I’m not a hardcore baseball-card collector any more.
But every so often, I check in with people who are; and they’ve recently hooked me on one of those silly-but-fun ideas the Internet creates in great frothing bunches.
It’s called Wallet Card (or, in Twitterspeak, #walletcard).
The idea is to pick a baseball card from your collection, stick it in your wallet, and carry it around all year. When you’re out someplace interesting, you take a pic of your wallet card, and either blog about it or tweet it. So far, I’ve seen wallet cards frolicking in 20 inches of snow and hanging out in Penn Station.
You want to pick a card you’ve got more than one of, of course, since a year’s travel in a wallet is bound to wear it down. That’s part of the fun for some participants: They want to see what their chosen card looks like after a year of riding around in their pocket. It’s like a science experiment.
I don’t know how avidly I’ll take part over the course of the year … but it doesn’t cost nothin’, and it looks like fun, and God knows I’ve got cards to spare. So I went into my binders of cards today to anoint my own personal #walletcard.

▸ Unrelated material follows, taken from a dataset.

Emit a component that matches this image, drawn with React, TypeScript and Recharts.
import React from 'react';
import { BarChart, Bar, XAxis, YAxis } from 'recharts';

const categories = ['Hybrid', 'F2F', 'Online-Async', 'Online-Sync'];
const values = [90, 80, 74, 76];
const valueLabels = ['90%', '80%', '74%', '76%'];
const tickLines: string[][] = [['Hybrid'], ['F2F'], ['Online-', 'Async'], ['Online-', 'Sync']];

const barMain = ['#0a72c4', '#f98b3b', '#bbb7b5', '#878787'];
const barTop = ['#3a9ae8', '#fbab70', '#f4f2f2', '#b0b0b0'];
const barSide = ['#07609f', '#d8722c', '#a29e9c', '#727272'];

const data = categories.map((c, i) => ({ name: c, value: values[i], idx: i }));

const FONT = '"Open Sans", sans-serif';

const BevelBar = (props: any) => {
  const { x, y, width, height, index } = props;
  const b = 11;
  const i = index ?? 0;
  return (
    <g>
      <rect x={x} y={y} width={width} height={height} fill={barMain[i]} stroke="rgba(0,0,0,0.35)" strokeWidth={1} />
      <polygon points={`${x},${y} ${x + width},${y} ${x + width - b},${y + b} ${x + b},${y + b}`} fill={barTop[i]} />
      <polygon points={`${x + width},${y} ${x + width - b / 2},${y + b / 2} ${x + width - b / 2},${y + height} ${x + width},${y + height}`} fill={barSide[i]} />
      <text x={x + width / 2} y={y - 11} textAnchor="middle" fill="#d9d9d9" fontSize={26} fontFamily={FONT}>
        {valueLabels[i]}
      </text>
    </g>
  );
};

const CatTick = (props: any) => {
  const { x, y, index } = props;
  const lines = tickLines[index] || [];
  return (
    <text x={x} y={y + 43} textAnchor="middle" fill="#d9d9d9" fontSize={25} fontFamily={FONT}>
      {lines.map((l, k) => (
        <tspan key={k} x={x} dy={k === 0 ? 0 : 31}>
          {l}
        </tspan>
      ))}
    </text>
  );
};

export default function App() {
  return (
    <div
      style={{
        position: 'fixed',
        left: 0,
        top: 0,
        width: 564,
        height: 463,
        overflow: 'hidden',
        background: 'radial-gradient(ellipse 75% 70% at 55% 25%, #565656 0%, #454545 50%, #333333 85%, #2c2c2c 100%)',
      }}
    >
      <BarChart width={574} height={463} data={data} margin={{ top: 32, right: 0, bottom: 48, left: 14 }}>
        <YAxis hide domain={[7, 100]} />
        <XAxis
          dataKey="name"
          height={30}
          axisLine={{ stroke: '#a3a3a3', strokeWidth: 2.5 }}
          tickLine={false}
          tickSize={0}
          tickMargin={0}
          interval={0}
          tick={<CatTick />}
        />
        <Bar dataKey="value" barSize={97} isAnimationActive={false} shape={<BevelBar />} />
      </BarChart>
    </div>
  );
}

While scanning through my collection, I decided visibility would be a major, if underappreciated, factor in my decision.
I dunno where this coming year will take me, after all. I could be lunching with the Grand Duke of Luxembourg or watching midnight tribal rituals in distant Borneo.

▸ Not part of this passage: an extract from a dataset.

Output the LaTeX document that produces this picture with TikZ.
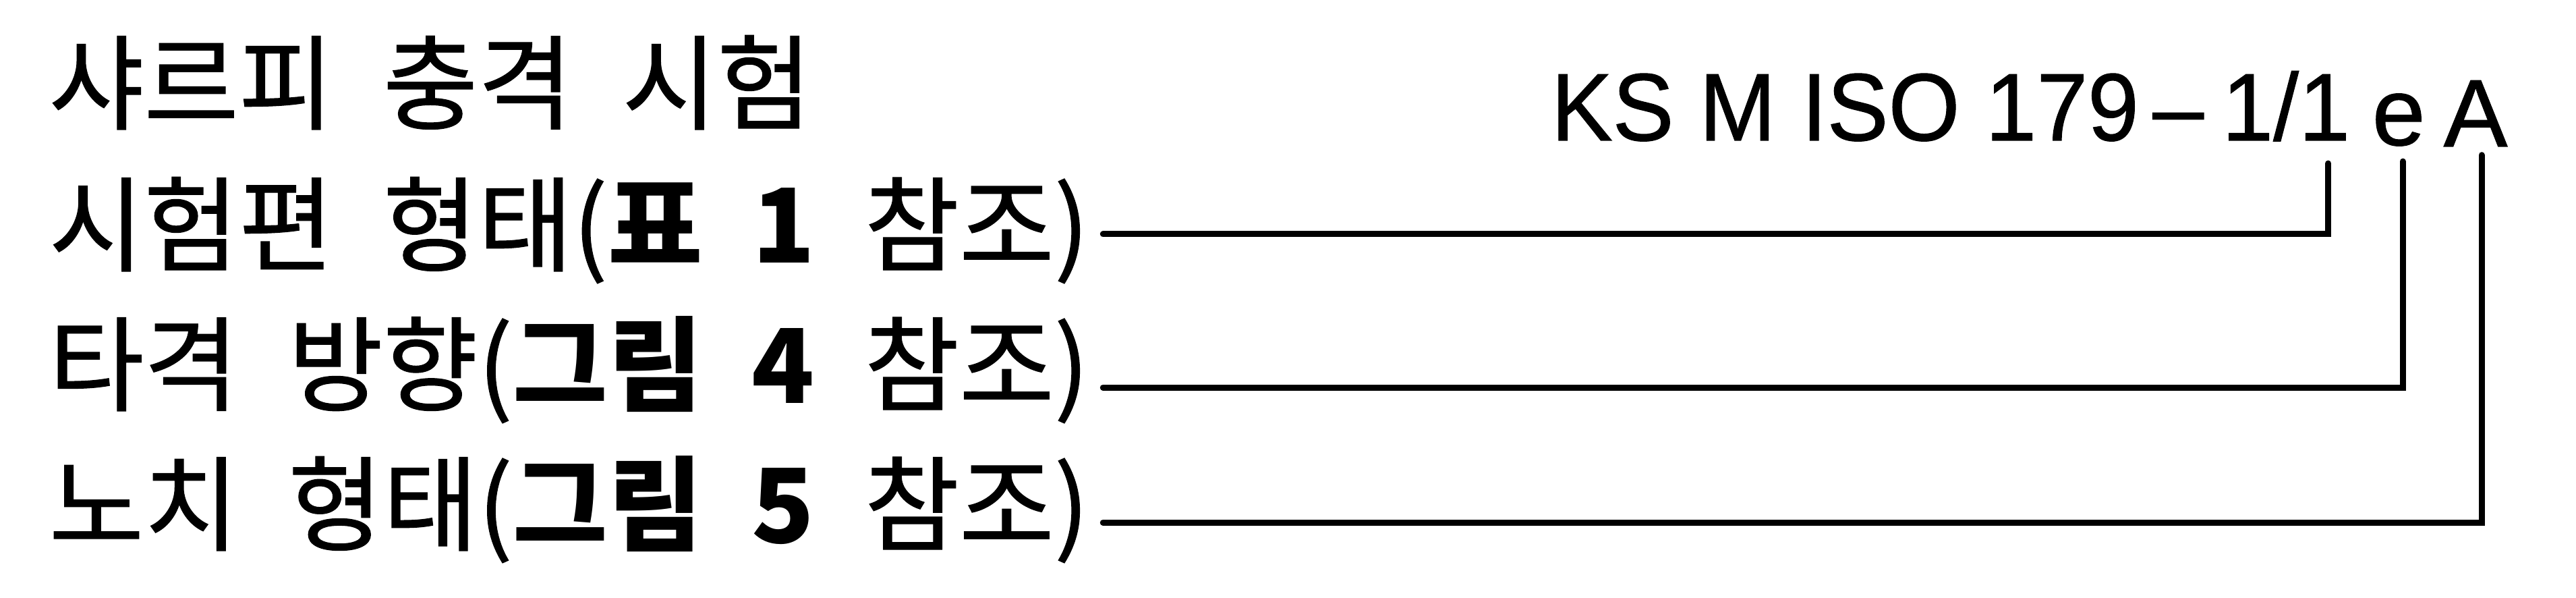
\documentclass[tikz,border=0pt]{standalone}
\usepackage{fontspec}
\setmainfont{Liberation Sans}[UprightFeatures={FakeBold=0.8}]
\newfontfamily\kr{Noto Sans CJK KR}[UprightFeatures={FakeBold=0.8}]
\newcommand\kg{\hspace{0.48em}}
\begin{document}
\begin{tikzpicture}[x=0.1mm,y=-0.1mm,
  conn/.style={line width=0.9mm, line cap=round},
  kor/.style={anchor=base west, inner sep=0pt, font=\kr\fontsize{43.5pt}{52pt}\selectfont},
  lat/.style={anchor=base west, inner sep=0pt, font=\fontsize{40.4pt}{48pt}\selectfont}]
\useasboundingbox[fill=white] (0,0) rectangle (3819,886);
% left labels
\node[kor] (r1) at (72,180) {샤르피\kg 충격\kg 시험};
\node[kor] (r2) at (72,390) {시험편\kg 형태({\bfseries 표\kg 1}\kg 참조)};
\node[kor] (r3) at (72,597) {타격\kg 방향({\bfseries 그림\kg 4}\kg 참조)};
\node[kor] (r4) at (72,804) {노치\kg 형태({\bfseries 그림\kg 5}\kg 참조)};
% designation
\node[lat] (code) at (2299,208) {\scalebox{0.96}[1]{KS M ISO 179\hspace{0.15em}–\hspace{0.2em}1/1}};
\node[lat] (e) at (3516,215) {e};
\node[lat] (A) at (3622,217) {A};
% connectors
\coordinate (k1) at ([xshift=-3.3mm,yshift=-3.2mm]code.south east);
\coordinate (k2) at ([xshift=0.6mm,yshift=-2.2mm]e.south);
\coordinate (k3) at ([xshift=0.9mm,yshift=-1.2mm]A.south);
\draw[conn] ([xshift=2.0mm,yshift=4.3mm]r2.base east) -| (k1);
\draw[conn] ([xshift=2.0mm,yshift=2.3mm]r3.base east) -| (k2);
\draw[conn] ([xshift=2.0mm,yshift=3.0mm]r4.base east) -| (k3);
\end{tikzpicture}
\end{document}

Wherever I go, I’ll need a #walletcard that doesn’t fade into the background. I need something that pops — something that stands up, salutes, and barks: “#WALLETCARD REPORTING FOR DUTY! SIR!”

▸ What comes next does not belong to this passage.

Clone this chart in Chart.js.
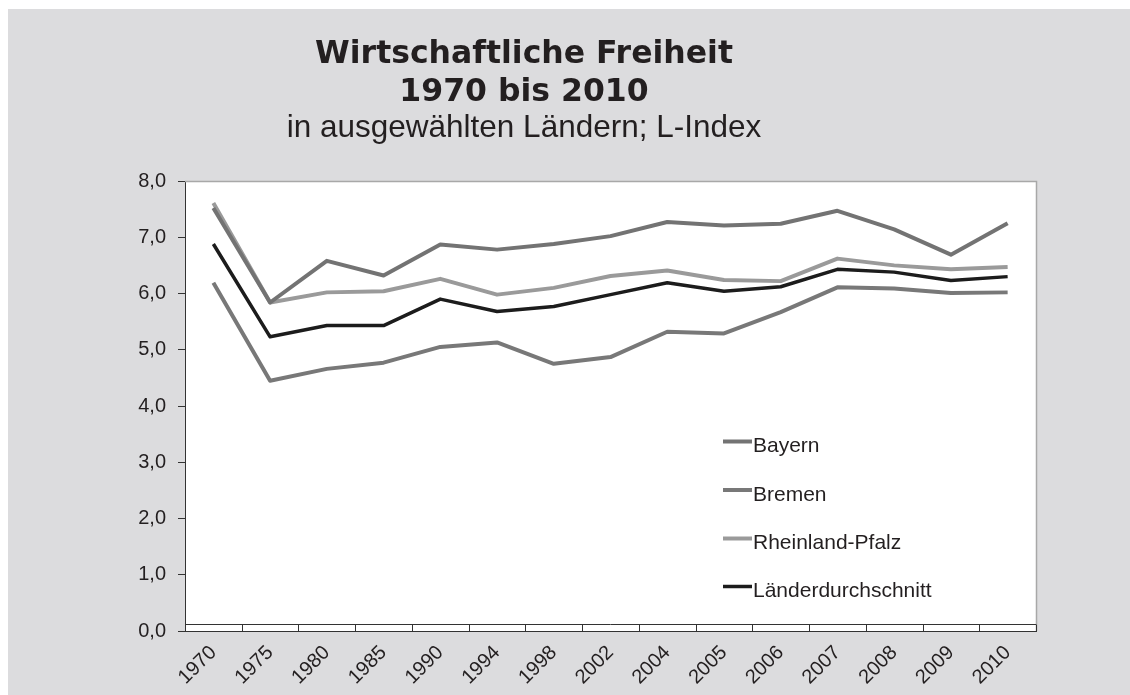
<!DOCTYPE html>
<html>
<head>
<meta charset="utf-8">
<script src="https://cdn.jsdelivr.net/npm/chart.js@4/dist/chart.umd.min.js"></script>
<style>
  html, body { margin: 0; padding: 0; background: #ffffff; }
  #wrap { width: 1130px; height: 695px; }
</style>
</head>
<body>
<div id="wrap"><canvas id="c" width="1130" height="695"></canvas></div>
<script>
const titleLines = ['Wirtschaftliche Freiheit', '1970 bis 2010'];
const subtitleText = 'in ausgewählten Ländern; L-Index';
const years = ['1970','1975','1980','1985','1990','1994','1998','2002','2004','2005','2006','2007','2008','2009','2010'];
const seriesNames = ['Bayern', 'Bremen', 'Rheinland-Pfalz', 'Länderdurchschnitt'];
const bayern = [7.52, 5.84, 6.58, 6.32, 6.87, 6.78, 6.88, 7.02, 7.27, 7.21, 7.24, 7.47, 7.14, 6.69, 7.25];
const bremen = [6.19, 4.45, 4.66, 4.77, 5.05, 5.13, 4.75, 4.87, 5.32, 5.29, 5.67, 6.11, 6.09, 6.01, 6.02];
const rheinlandPfalz = [7.61, 5.84, 6.02, 6.04, 6.26, 5.98, 6.10, 6.31, 6.41, 6.24, 6.22, 6.62, 6.50, 6.43, 6.47];
const laenderSchnitt = [6.88, 5.23, 5.43, 5.43, 5.90, 5.68, 5.77, 5.98, 6.19, 6.04, 6.12, 6.43, 6.38, 6.23, 6.30];
const yMin = 0, yMax = 8, yStep = 1;

const colors = ['#737373', '#787878', '#9a9a9a', '#1c1c1c'];
const widths = [4, 4, 4, 3.5];
const allSeries = [bayern, bremen, rheinlandPfalz, laenderSchnitt];

const bgPlugin = {
  id: 'bg',
  beforeDraw(chart) {
    const { ctx, chartArea: a } = chart;
    ctx.save();
    ctx.fillStyle = '#ffffff';
    ctx.fillRect(0, 0, chart.width, chart.height);
    ctx.fillStyle = '#dcdcde';
    ctx.fillRect(8, 9, chart.width - 8, chart.height - 9);
    ctx.fillStyle = '#ffffff';
    ctx.fillRect(a.left, a.top, a.right - a.left, a.bottom - a.top);
    // titles
    ctx.fillStyle = '#231f20';
    ctx.textAlign = 'center';
    ctx.textBaseline = 'alphabetic';
    ctx.font = 'bold 31.5px "DejaVu Sans"';
    ctx.fillText(titleLines[0], 524, 63);
    ctx.fillText(titleLines[1], 524, 100.5);
    ctx.font = '31.5px "Liberation Sans"';
    ctx.fillText(subtitleText, 524, 137);
    ctx.restore();
  },
  afterDraw(chart) {
    const { ctx, chartArea: a } = chart;
    const xs = chart.scales.x;
    ctx.save();
    // top and right border of plot area
    ctx.strokeStyle = '#a8a8a8';
    ctx.lineWidth = 1.5;
    ctx.beginPath();
    ctx.moveTo(a.left, a.top + 0.5);
    ctx.lineTo(a.right + 0.5, a.top + 0.5);
    ctx.lineTo(a.right + 0.5, a.bottom);
    ctx.stroke();
    // inner tick box on category axis
    ctx.strokeStyle = '#333333';
    ctx.lineWidth = 1;
    const yb = Math.round(a.bottom) + 0.5;
    const yt = yb - 7;
    ctx.beginPath();
    ctx.moveTo(a.left, yt);
    ctx.lineTo(a.right, yt);
    const n = xs.ticks.length;
    const step = n > 1 ? xs.getPixelForTick(1) - xs.getPixelForTick(0) : 0;
    for (let i = 0; i <= n; i++) {
      const x = Math.round(xs.getPixelForTick(0) - step / 2 + i * step) + 0.5;
      ctx.moveTo(x, yt);
      ctx.lineTo(x, yb);
    }
    ctx.stroke();
    // legend
    const lx = 723, lw = 29;
    const baseY = [452, 500.5, 549, 597];
    chart.data.datasets.forEach((ds, i) => {
      const y = baseY[i];
      ctx.strokeStyle = ds.borderColor;
      ctx.lineWidth = ds.borderWidth;
      ctx.beginPath();
      ctx.moveTo(lx, y - 10.5);
      ctx.lineTo(lx + lw, y - 10.5);
      ctx.stroke();
      ctx.fillStyle = '#231f20';
      ctx.font = '21px "Liberation Sans"';
      ctx.textAlign = 'left';
      ctx.textBaseline = 'alphabetic';
      ctx.fillText(ds.label, lx + lw + 1, y);
    });
    ctx.restore();
  }
};

new Chart(document.getElementById('c'), {
  type: 'line',
  data: {
    labels: years,
    datasets: seriesNames.map((name, i) => ({
      label: name,
      data: allSeries[i],
      borderColor: colors[i],
      backgroundColor: colors[i],
      borderWidth: widths[i],
      pointRadius: 0,
      pointHoverRadius: 0,
      tension: 0,
      borderJoinStyle: 'round',
      borderCapStyle: 'butt',
      fill: false
    }))
  },
  options: {
    responsive: false,
    animation: false,
    events: [],
    layout: { padding: { left: 0, right: 94, top: 181, bottom: 0 } },
    plugins: {
      legend: { display: false },
      title: { display: false },
      tooltip: { enabled: false }
    },
    scales: {
      x: {
        type: 'category',
        offset: true,
        grid: { offset: true, drawOnChartArea: false, drawTicks: false },
        border: { display: true, color: '#333333', width: 1 },
        ticks: {
          autoSkip: false,
          minRotation: 45,
          maxRotation: 45,
          padding: 10,
          color: '#231f20',
          font: { family: '"Liberation Sans"', size: 20 }
        },
        afterFit(scale) { scale.height = 64; }
      },
      y: {
        min: yMin,
        max: yMax,
        grid: { drawOnChartArea: false, drawTicks: true, tickLength: 7, color: '#333333' },
        border: { display: true, color: '#333333', width: 1 },
        ticks: {
          stepSize: yStep,
          padding: 12,
          color: '#231f20',
          font: { family: '"Liberation Sans"', size: 20 },
          callback: (v) => v.toFixed(1).replace('.', ',')
        },
        afterFit(scale) { scale.width = 185; }
      }
    }
  },
  plugins: [bgPlugin]
});
</script>
</body>
</html>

Thankfully, the designers who created the 1990 Donruss set perfectly anticipated my need. Those red borders, simulated paint-spatter and angled script might not have aged well, but they sure do catch the eye.
As soon as I saw one particular card — or, more accurately, the third time I saw one particular card — I knew it had a home in my wallet.
I have no specific personal attachment to George Canale, a Memphis native who hit .164 in parts of three seasons with the Brewers. (Had he played in the National League, I like to imagine Harry Caray calling him George Cannoli.)
But I’ve always liked bit-players and short-timers, so Canale is a worthy pick from my perspective. Why not him?
I like the picture just fine, too. That right there, friends, is what a Milwaukee Brewers uniform is supposed to look like — complete with one of baseball’s great cap logos. Not long after 1990, the team started monkeying with its unis, and .. well, we’ll speak no further of that.
So the Donruss ’90 version of George Canale has been tucked into my wallet. Now I feel obliged to go get into some adventures so he doesn’t think I’m boring. His expression — guarded, cautious — is saying: All right, dude. Whaddya got?